In federal district court, the SEC files a civil action under 15 U.S.C. § 78u(d), and a federal judge oversees the case with full discovery, motion practice, and potentially a public trial. The equitable constraints from Liu apply directly in this setting. District court is the typical path for large-scale fraud cases involving complex evidence or multiple defendants.1Office of the Law Revision Counsel. 15 USC 78u – Investigations and Actions
In administrative proceedings, the SEC conducts internal hearings before an Administrative Law Judge. The authority to order disgorgement in these proceedings comes from 15 U.S.C. § 78u-3(e), which allows the Commission to require “accounting and disgorgement, including reasonable interest” in any cease-and-desist proceeding.11Office of the Law Revision Counsel. 15 USC 78u-3 – Cease-and-Desist Proceedings Administrative hearings move faster and follow different evidentiary rules, but the SEC has acknowledged that the equitable principles from Liu apply in both settings.
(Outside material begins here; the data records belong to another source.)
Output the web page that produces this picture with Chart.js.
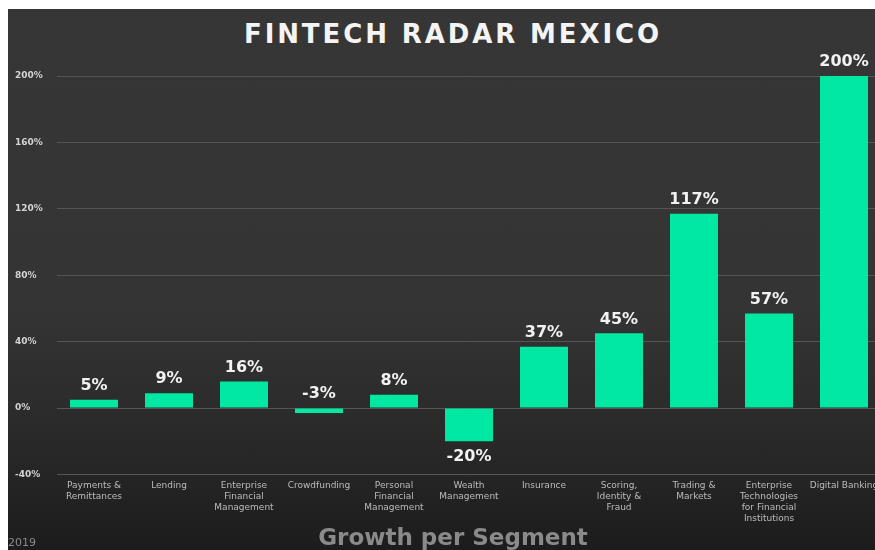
<!DOCTYPE html>
<html>
<head>
<meta charset="utf-8">
<script src="https://cdn.jsdelivr.net/npm/chart.js@4.4.1/dist/chart.umd.min.js"></script>
<style>
  html, body { margin: 0; padding: 0; background: #ffffff; width: 875px; height: 550px; overflow: hidden; }
  #panel {
    position: absolute; left: 8px; top: 9px; width: 900px; height: 541px;
    background: linear-gradient(to bottom, #363636 0%, #343434 55%, #2a2a2a 78%, #1c1c1c 100%);
    overflow: hidden;
  }
  #title {
    position: absolute; left: 0; top: 10px; width: 890px; text-align: center;
    font-family: "DejaVu Sans", sans-serif; font-weight: bold; font-size: 26px;
    letter-spacing: 2.9px; color: #f4f4f4;
  }
  #subtitle {
    position: absolute; left: 0; top: 515px; width: 890px; text-align: center;
    font-family: "DejaVu Sans", sans-serif; font-weight: bold; font-size: 23px;
    color: #8a8a8a;
  }
  #year {
    position: absolute; left: 0px; top: 527px;
    font-family: "DejaVu Sans", sans-serif; font-size: 11px; color: #8a8a8a;
  }
  #wrap { position: absolute; left: 0; top: 0; width: 900px; height: 541px; }
</style>
</head>
<body>
<div id="panel">
  <div id="title">FINTECH RADAR MEXICO</div>
  <div id="wrap"><canvas id="c"></canvas></div>
  <div id="subtitle">Growth per Segment</div>
  <div id="year">2019</div>
</div>
<script>
const categories = [
  ["Payments &", "Remittances"],
  ["Lending"],
  ["Enterprise", "Financial", "Management"],
  ["Crowdfunding"],
  ["Personal", "Financial", "Management"],
  ["Wealth", "Management"],
  ["Insurance"],
  ["Scoring,", "Identity &", "Fraud"],
  ["Trading &", "Markets"],
  ["Enterprise", "Technologies", "for Financial", "Institutions"],
  ["Digital Banking"]
];
const growth = [5, 9, 16, -3, 8, -20, 37, 45, 117, 57, 200];
const yTicks = [-40, 0, 40, 80, 120, 160, 200];

const labelPlugin = {
  id: 'valueLabels',
  afterDatasetsDraw(chart) {
    const ctx = chart.ctx;
    const meta = chart.getDatasetMeta(0);
    const yScale = chart.scales.y;
    const zeroY = yScale.getPixelForValue(0);
    ctx.save();
    ctx.font = 'bold 16px "DejaVu Sans", sans-serif';
    ctx.fillStyle = '#f2f2f2';
    ctx.textAlign = 'center';
    meta.data.forEach((bar, i) => {
      const v = growth[i];
      const txt = v + '%';
      if (v >= 0) {
        ctx.textBaseline = 'bottom';
        ctx.fillText(txt, bar.x, bar.y - 6);
      } else if (v > -10) {
        ctx.textBaseline = 'bottom';
        ctx.fillText(txt, bar.x, zeroY - 6);
      } else {
        ctx.textBaseline = 'top';
        ctx.fillText(txt, bar.x, bar.y + 8);
      }
    });
    ctx.restore();
  }
};

new Chart(document.getElementById('c'), {
  type: 'bar',
  data: {
    labels: categories,
    datasets: [{
      data: growth,
      backgroundColor: '#00e8a2',
      borderWidth: 0,
      categoryPercentage: 1.0,
      barPercentage: 0.64
    }]
  },
  options: {
    responsive: true,
    maintainAspectRatio: false,
    animation: false,
    layout: { padding: { left: 7, right: 26.5, top: 67, bottom: 0 } },
    plugins: { legend: { display: false }, tooltip: { enabled: false }, title: { display: false } },
    scales: {
      x: {
        grid: { display: false, drawTicks: false },
        border: { display: false },
        ticks: {
          color: '#bcbcbc',
          font: { family: '"DejaVu Sans", sans-serif', size: 9, lineHeight: 1.22 },
          padding: 6,
          maxRotation: 0,
          autoSkip: false
        },
        afterFit(scale) { scale.height = 75.5; }
      },
      y: {
        min: -40,
        max: 200,
        afterBuildTicks(scale) { scale.ticks = yTicks.map(v => ({ value: v })); },
        grid: { color: '#555555', lineWidth: 1, drawTicks: false },
        border: { display: false },
        ticks: {
          color: '#d4d4d4',
          crossAlign: 'far',
          font: { family: '"DejaVu Sans", sans-serif', size: 9, weight: 'bold' },
          callback: v => v + '%'
        },
        afterFit(scale) { scale.width = 41.5; }
      }
    }
  },
  plugins: [labelPlugin]
});
</script>
</body>
</html>
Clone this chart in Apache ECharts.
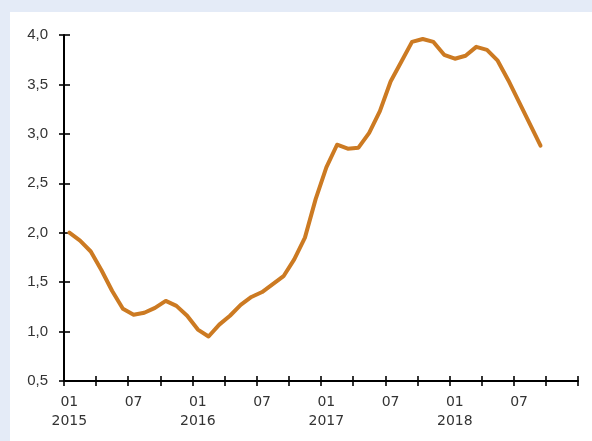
<!DOCTYPE html>
<html>
<head>
<meta charset="utf-8">
<script src="https://cdn.jsdelivr.net/npm/echarts@6/dist/echarts.min.js"></script>
<style>
  html, body { margin: 0; padding: 0; width: 592px; height: 441px; background: #E4EBF7; overflow: hidden; }
  #panel { position: absolute; left: 10px; top: 12px; width: 582px; height: 429px; background: #ffffff; }
  #chart { width: 582px; height: 429px; }
</style>
</head>
<body>
<div id="panel"><div id="chart"></div></div>
<script>
const years = ['2015', '2016', '2017', '2018'];
const monthCodes = ['01','02','03','04','05','06','07','08','09','10','11','12'];
const yTicks = { min: 0.5, max: 4.0, interval: 0.5 };

// Monthly values, Jan 2015 .. Sep 2018
const values = [
  2.00, 1.92, 1.81, 1.62, 1.41, 1.23, 1.17, 1.19, 1.24, 1.31, 1.26, 1.16,
  1.02, 0.95, 1.07, 1.16, 1.27, 1.35, 1.40, 1.48, 1.56, 1.73, 1.95, 2.34,
  2.66, 2.89, 2.85, 2.86, 3.01, 3.23, 3.53, 3.73, 3.93, 3.96, 3.93, 3.80,
  3.76, 3.79, 3.88, 3.85, 3.74, 3.54, 3.32, 3.10, 2.88
];

const categories = [];
years.forEach(y => monthCodes.forEach(m => categories.push(y + '-' + m)));

const chart = echarts.init(document.getElementById('chart'));
const axisLineStyle = { color: '#000', width: 2 };
const tickStyle = { color: '#000', width: 1.6 };

function xLabel(v) {
  const parts = v.split('-');
  if (parts[1] === '01') return parts[1] + '\n' + parts[0];
  return parts[1];
}

chart.setOption({
  animation: false,
  grid: { left: 54, top: 23, right: 14, bottom: 60, containLabel: false },
  xAxis: [
    {
      type: 'category', data: categories, boundaryGap: true, position: 'bottom',
      axisLine: { show: true, lineStyle: axisLineStyle },
      axisTick: { show: true, interval: 2, length: 5, inside: false, lineStyle: tickStyle },
      axisLabel: {
        interval: 5, formatter: xLabel, margin: 12,
        fontFamily: 'DejaVu Sans', fontSize: 14, color: '#333', lineHeight: 19
      },
      splitLine: { show: false }
    },
    {
      type: 'category', data: categories, boundaryGap: true, position: 'bottom',
      axisLine: { show: false },
      axisTick: { show: true, interval: 2, length: 5, inside: true, lineStyle: tickStyle },
      axisLabel: { show: false },
      splitLine: { show: false }
    }
  ],
  yAxis: [
    {
      type: 'value', min: yTicks.min, max: yTicks.max, interval: yTicks.interval,
      axisLine: { show: true, lineStyle: axisLineStyle },
      axisTick: { show: true, length: 5, inside: false, lineStyle: tickStyle },
      axisLabel: {
        margin: 16, fontFamily: 'Liberation Sans', fontSize: 15, color: '#333',
        formatter: v => v.toFixed(1).replace('.', ',')
      },
      splitLine: { show: false }
    },
    {
      type: 'value', min: yTicks.min, max: yTicks.max, interval: yTicks.interval, position: 'left',
      axisLine: { show: false },
      axisTick: { show: true, length: 6, inside: true, lineStyle: tickStyle },
      axisLabel: { show: false },
      splitLine: { show: false }
    }
  ],
  series: [{
    type: 'line', data: values, xAxisIndex: 0, yAxisIndex: 0,
    showSymbol: false, symbol: 'none', smooth: false,
    lineStyle: { color: '#CC7A22', width: 4, cap: 'round', join: 'round' }
  }]
});
</script>
</body>
</html>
Defendants sometimes explore bankruptcy as a way to escape disgorgement obligations. It won’t work. Under 11 U.S.C. § 523(a)(19), debts arising from violations of federal or state securities laws are specifically excluded from bankruptcy discharge. The exception covers any disgorgement payment, fine, penalty, restitution, or related cost owed under a judgment, consent order, or settlement agreement — regardless of whether the order was entered before or after the bankruptcy petition was filed.12Office of the Law Revision Counsel. 11 USC 523 – Exceptions to Discharge This means a disgorgement debt follows the defendant indefinitely and cannot be shed through Chapter 7 or Chapter 13 proceedings.